A única coisa clara, a julgar pelas declarações dos últimos dias, é que suas posições se chocam frontalmente com as das FARC. A guerrilha afirma que o plebiscito evidenciou um problema político na Colômbia, uma profunda divisão da sociedade, mas que não há necessidade de revisar o texto firmado por Santos e Timochenko. Os chefes da guerrilha, através das redes sociais, insistiram em que o texto tem o status de um Acordo Especial e que foi depositado perante o Conselho Federal Suíço, em Berna, o que lhe confere um “inegável e irrevogável efeito jurídico”. Em outras palavras, a guerrilha sugere passar por cima do resultado do plebiscito.
A mensagem de Uribe e dos partidários do não se choca frontalmente com essa posição. ”Este não é um problema apenas político. Aqui há um problema jurídico muito profundo”, afirmou o hoje senador em discurso nesta segunda-feira no Congresso, cujo teor repetiu ao longo da terça-feira em diversas entrevistas. “Não teríamos travado esta batalha por um tema mínimo; travamos esta batalha por convicções profundas”, insistiu Uribe.
O ex-presidente insinuou que sua intenção não é iniciar uma nova negociação do acordo de paz – nem sequer participar do diálogo com as FARC diretamente –, e sim introduzir algumas modificações, sem esclarecer quais. Enquanto isso, questiona a abertura do Governo às suas objeções. “Haverá disposição para escutar e introduzir modificações? Humberto de la Calle e outros nos escutaram muito no passado, o que queremos é que levem em conta os nossos argumentos e introduzam mudanças”, disse Uribe no Senado.
Durante sua intervenção no Congresso, Uribe apresentou como novidade a possibilidade de anistia aos guerrilheiros não graduados das FARC e insistiu na necessidade de que recebam “proteção efetiva”. “Acredito, sim, que é urgente lhes oferecer essa proteção em nome de que não haja violência”, afirmou. As duas propostas já foram contempladas nas 297 páginas do acordo firmado entre o Governo e as FARC.

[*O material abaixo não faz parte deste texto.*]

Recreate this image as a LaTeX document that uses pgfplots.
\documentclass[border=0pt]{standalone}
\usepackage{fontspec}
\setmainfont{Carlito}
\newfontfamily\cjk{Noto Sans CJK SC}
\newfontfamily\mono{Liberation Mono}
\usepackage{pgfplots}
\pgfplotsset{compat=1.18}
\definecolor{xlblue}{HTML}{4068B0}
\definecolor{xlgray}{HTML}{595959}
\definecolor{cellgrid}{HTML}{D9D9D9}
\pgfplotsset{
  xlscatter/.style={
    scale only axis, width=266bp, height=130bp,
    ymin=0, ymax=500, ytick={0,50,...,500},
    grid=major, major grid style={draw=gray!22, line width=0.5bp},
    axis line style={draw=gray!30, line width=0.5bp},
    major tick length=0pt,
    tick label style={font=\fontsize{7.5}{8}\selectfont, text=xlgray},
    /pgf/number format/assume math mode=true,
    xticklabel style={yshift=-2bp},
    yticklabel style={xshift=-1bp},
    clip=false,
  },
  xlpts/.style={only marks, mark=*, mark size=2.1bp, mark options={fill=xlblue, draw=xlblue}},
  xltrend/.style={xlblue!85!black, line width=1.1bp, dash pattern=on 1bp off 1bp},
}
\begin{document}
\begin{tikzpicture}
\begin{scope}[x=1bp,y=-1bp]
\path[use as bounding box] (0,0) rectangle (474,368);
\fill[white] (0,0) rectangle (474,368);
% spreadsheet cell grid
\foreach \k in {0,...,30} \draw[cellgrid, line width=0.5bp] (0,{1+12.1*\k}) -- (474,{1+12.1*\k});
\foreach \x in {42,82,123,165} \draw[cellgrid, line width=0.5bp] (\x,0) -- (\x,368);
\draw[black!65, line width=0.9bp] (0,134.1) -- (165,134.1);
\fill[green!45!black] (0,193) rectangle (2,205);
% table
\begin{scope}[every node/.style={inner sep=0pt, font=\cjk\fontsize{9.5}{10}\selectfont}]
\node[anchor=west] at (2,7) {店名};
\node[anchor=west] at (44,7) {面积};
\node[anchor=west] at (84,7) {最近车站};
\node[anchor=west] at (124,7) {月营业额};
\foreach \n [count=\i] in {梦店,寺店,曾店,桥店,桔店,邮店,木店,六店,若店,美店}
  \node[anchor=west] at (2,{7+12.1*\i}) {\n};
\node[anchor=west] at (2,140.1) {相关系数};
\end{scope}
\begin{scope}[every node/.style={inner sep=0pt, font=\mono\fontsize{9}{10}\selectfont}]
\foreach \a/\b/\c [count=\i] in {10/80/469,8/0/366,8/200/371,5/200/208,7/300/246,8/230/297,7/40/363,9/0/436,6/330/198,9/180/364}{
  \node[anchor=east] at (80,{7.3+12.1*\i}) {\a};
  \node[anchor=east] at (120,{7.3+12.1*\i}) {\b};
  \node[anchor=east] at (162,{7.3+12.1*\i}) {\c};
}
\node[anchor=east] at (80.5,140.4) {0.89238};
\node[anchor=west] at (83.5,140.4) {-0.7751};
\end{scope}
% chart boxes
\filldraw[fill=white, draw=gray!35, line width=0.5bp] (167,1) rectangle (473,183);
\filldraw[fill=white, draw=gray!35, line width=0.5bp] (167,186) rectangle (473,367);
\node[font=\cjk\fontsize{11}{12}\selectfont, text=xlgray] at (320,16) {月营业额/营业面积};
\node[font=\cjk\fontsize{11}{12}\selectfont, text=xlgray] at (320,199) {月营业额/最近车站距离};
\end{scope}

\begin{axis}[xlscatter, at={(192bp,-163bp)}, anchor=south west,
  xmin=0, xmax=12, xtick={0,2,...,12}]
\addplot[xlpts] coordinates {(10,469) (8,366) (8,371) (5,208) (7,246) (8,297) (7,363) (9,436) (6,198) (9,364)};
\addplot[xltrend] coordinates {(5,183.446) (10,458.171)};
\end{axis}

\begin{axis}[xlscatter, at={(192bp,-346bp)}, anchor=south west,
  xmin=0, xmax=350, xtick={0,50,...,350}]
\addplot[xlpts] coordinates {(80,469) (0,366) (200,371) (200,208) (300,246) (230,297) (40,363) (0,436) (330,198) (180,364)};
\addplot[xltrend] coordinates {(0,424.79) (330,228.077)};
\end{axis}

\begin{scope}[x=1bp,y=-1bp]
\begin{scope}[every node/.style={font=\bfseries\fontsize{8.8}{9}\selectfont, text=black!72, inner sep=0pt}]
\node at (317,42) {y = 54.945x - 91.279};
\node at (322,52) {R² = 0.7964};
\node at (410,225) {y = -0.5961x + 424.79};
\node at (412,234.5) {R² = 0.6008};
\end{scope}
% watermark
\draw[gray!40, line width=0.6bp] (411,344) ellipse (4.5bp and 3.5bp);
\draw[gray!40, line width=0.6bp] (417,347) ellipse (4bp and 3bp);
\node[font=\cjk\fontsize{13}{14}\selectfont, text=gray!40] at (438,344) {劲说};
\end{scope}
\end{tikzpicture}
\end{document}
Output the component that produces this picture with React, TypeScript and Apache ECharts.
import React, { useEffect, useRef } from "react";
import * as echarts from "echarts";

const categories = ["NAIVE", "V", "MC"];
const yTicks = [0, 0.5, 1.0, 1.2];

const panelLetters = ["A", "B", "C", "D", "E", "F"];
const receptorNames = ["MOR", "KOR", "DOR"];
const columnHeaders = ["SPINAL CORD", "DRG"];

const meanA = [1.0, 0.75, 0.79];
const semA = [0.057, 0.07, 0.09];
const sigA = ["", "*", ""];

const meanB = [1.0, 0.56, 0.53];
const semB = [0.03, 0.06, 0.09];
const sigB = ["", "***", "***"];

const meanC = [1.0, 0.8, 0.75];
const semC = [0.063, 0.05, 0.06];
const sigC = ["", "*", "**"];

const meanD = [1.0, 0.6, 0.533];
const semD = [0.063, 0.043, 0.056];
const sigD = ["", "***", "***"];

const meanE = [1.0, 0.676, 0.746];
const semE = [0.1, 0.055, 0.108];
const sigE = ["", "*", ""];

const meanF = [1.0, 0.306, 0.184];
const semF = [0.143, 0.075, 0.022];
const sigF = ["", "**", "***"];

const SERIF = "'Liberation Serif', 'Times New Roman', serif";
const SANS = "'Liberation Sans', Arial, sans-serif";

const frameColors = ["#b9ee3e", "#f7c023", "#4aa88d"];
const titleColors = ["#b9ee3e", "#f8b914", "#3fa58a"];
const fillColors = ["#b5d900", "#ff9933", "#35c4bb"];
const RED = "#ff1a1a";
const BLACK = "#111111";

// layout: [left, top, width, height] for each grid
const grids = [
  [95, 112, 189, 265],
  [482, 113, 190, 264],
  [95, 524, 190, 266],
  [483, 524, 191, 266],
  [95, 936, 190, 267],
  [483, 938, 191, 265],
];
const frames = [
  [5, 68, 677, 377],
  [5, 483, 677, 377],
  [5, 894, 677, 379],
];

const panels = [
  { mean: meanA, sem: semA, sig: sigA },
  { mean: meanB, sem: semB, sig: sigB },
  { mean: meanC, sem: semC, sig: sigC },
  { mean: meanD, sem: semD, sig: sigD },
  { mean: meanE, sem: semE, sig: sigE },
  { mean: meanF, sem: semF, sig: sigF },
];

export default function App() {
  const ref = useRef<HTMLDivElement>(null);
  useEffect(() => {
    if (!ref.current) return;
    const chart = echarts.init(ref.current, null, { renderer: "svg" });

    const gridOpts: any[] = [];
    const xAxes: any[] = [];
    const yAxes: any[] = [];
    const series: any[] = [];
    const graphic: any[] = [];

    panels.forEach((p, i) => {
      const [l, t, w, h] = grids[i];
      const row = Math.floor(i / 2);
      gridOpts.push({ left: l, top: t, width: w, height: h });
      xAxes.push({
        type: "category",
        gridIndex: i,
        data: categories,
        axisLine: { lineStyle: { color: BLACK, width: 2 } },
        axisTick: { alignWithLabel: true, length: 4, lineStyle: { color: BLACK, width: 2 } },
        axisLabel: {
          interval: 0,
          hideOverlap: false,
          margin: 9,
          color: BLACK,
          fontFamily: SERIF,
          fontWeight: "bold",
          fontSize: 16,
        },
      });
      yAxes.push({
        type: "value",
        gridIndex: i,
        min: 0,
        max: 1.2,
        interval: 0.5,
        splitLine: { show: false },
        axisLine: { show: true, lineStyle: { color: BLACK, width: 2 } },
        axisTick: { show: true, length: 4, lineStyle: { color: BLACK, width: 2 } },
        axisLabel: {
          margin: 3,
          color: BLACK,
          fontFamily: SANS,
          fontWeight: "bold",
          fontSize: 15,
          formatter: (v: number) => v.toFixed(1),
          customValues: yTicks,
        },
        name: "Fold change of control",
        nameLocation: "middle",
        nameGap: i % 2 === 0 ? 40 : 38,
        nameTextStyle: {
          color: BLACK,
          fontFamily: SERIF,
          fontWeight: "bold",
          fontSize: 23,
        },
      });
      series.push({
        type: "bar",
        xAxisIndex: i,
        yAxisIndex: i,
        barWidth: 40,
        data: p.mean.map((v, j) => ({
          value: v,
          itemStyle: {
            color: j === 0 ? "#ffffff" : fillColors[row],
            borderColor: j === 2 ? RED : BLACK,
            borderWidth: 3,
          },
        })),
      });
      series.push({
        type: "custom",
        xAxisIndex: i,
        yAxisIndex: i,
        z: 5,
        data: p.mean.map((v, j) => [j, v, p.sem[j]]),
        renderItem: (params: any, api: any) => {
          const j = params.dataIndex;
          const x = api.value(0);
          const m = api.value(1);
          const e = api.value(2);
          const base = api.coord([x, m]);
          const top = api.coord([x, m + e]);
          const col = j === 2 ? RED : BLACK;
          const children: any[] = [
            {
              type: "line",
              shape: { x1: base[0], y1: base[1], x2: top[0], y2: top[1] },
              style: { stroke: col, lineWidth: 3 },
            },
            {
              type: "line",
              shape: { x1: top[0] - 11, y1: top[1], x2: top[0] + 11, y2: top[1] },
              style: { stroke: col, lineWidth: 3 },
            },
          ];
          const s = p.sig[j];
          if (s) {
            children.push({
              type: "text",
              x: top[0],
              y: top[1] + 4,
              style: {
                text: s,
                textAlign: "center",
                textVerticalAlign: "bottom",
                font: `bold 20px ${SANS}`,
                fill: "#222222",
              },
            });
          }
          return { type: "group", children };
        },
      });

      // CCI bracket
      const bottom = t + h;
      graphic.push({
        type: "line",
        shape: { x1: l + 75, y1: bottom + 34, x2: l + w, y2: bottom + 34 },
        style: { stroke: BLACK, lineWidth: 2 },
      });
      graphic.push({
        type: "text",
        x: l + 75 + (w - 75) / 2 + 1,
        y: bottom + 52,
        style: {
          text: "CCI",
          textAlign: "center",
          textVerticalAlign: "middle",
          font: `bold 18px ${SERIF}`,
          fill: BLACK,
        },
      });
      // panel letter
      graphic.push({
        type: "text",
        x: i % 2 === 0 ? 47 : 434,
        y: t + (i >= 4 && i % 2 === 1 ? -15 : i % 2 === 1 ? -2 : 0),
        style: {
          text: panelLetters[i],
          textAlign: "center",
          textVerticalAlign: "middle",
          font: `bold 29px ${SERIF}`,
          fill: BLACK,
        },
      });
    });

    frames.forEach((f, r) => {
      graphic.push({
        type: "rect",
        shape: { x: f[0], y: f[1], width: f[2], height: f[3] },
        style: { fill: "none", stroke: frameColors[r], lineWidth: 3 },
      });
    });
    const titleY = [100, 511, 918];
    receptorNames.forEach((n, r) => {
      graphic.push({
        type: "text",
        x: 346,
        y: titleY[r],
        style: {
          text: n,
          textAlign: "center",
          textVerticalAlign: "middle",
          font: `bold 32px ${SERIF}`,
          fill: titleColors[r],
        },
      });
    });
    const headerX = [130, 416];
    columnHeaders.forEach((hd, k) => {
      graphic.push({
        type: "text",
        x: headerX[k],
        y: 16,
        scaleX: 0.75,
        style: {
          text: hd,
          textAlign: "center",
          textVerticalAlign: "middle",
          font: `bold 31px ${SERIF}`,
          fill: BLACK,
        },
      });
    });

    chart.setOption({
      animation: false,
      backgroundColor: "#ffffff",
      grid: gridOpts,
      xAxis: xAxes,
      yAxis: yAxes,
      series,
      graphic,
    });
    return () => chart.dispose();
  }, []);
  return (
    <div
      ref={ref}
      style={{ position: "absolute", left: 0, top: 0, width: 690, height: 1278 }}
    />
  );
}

Uribe insistiu, no entanto, que uma das suas preocupações é a segurança jurídica dos integrantes das Forças Armadas e pediu que se estude “a possibilidade de tramitação no Congresso do alívio judicial, sem impunidade, dos integrantes das Forças Armadas”. O ex-presidente não esclareceu a que se refere tal alívio, embora durante toda a negociação com as FARC tenha criticado a equiparação jurídica dos militares aos guerrilheiros.